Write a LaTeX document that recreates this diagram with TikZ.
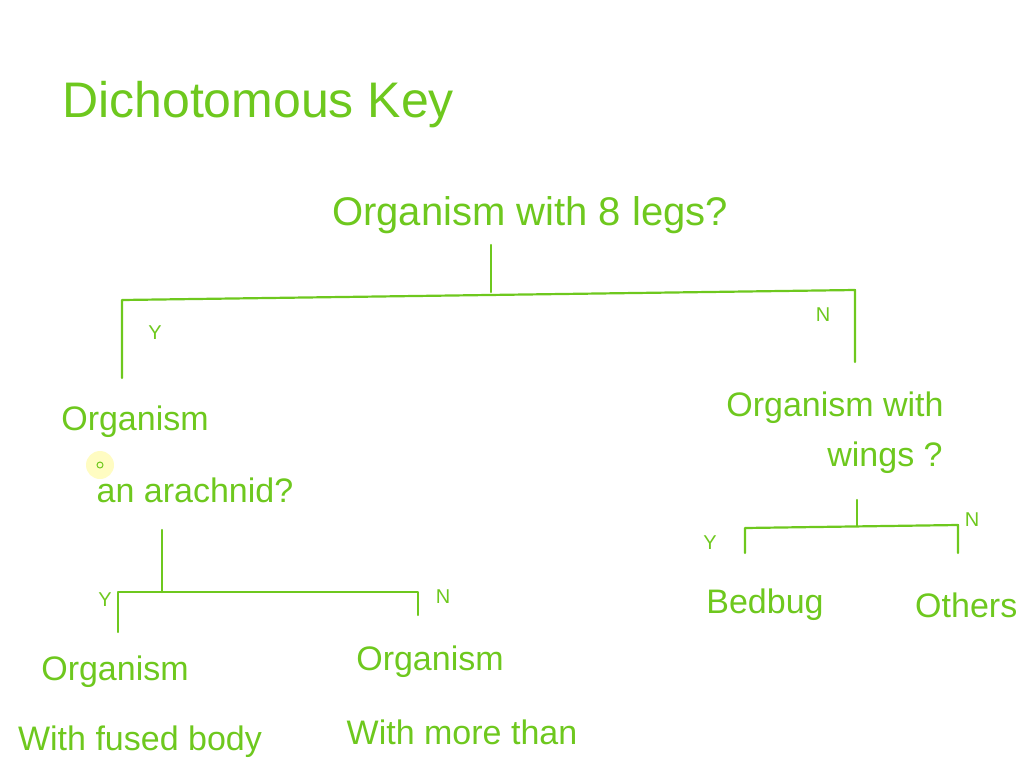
\documentclass[tikz,border=0pt]{standalone}
\usepackage{fontspec}
\setmainfont{Liberation Sans}
\definecolor{pen}{RGB}{110,200,30}
\begin{document}
\begin{tikzpicture}[x=1pt,y=-1pt,
  txt/.style={text=pen,inner sep=0pt,font=\fontsize{34}{40}\selectfont},
  sm/.style={text=pen,inner sep=0pt,font=\fontsize{20}{24}\selectfont},
  ln/.style={draw=pen,line width=2.2pt,line cap=round,line join=round}]
\useasboundingbox (0,0) rectangle (1024,768);
\fill[yellow!40,opacity=0.6] (100,465) circle (14);
\draw[pen,line width=1pt] (100,465) circle (3);
\node[txt,anchor=west,font=\fontsize{50}{58}\selectfont] (title) at (62,105) {Dichotomous Key};
\node[txt,font=\fontsize{40}{46}\selectfont] (root) at (530,215) {Organism with 8 legs?};
\coordinate (r1) at (491,245); \coordinate (r2) at (491,292);
\coordinate (hl) at (122,300); \coordinate (hr) at (855,290);
\coordinate (ld) at (122,378); \coordinate (rd) at (855,362);
\draw[ln] (r1)--(r2);
\draw[ln] (ld)--(hl)--(hr)--(rd);
\node[sm] (y1) at (155,333) {Y};
\node[sm] (n1) at (823,315) {N};
\node[txt] (a1) at (135,422) {Organism};
\node[txt] (a2) at (195,490) {an arachnid?};
\node[txt] (b1) at (835,408) {Organism with};
\node[txt] (b2) at (885,458) {wings ?};
\coordinate (s1) at (162,530); \coordinate (s2) at (162,592);
\coordinate (sl) at (118,632); \coordinate (slt) at (118,592);
\coordinate (srt) at (418,592); \coordinate (sr) at (418,615);
\draw[ln] (s1)--(s2);
\draw[ln] (sl)--(slt)--(srt)--(sr);
\node[sm] (y2) at (105,600) {Y};
\node[sm] (n2) at (443,597) {N};
\coordinate (t1) at (857,500); \coordinate (t2) at (857,526);
\coordinate (tl) at (745,553); \coordinate (tlt) at (745,528);
\coordinate (trt) at (958,525); \coordinate (tr) at (958,553);
\draw[ln] (t1)--(t2);
\draw[ln] (tl)--(tlt)--(trt)--(tr);
\node[sm] (y3) at (710,543) {Y};
\node[sm] (n3) at (972,520) {N};
\node[txt] (c1) at (765,605) {Bedbug};
\node[txt,anchor=west] (c2) at (915,605) {Others};
\node[txt] (d1) at (115,672) {Organism};
\node[txt] (d2) at (140,742) {With fused body};
\node[txt] (e1) at (430,662) {Organism};
\node[txt] (e2) at (462,732) {With more than};
\end{tikzpicture}
\end{document}
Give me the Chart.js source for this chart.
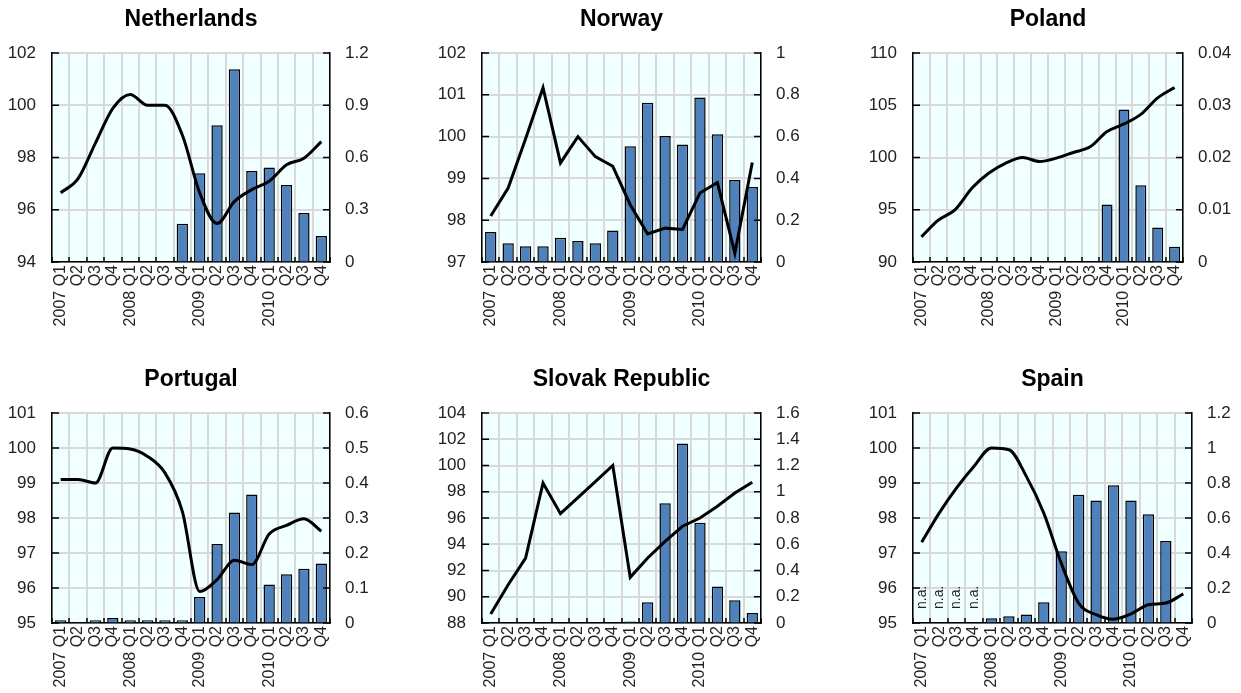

> WHAT IS BEING ASKED
Above are the records. Identify each line that contains the word "this".

> THE REPLY
Write a LaTeX document that recreates this diagram with TikZ.
Give me the Chart.js source for this chart.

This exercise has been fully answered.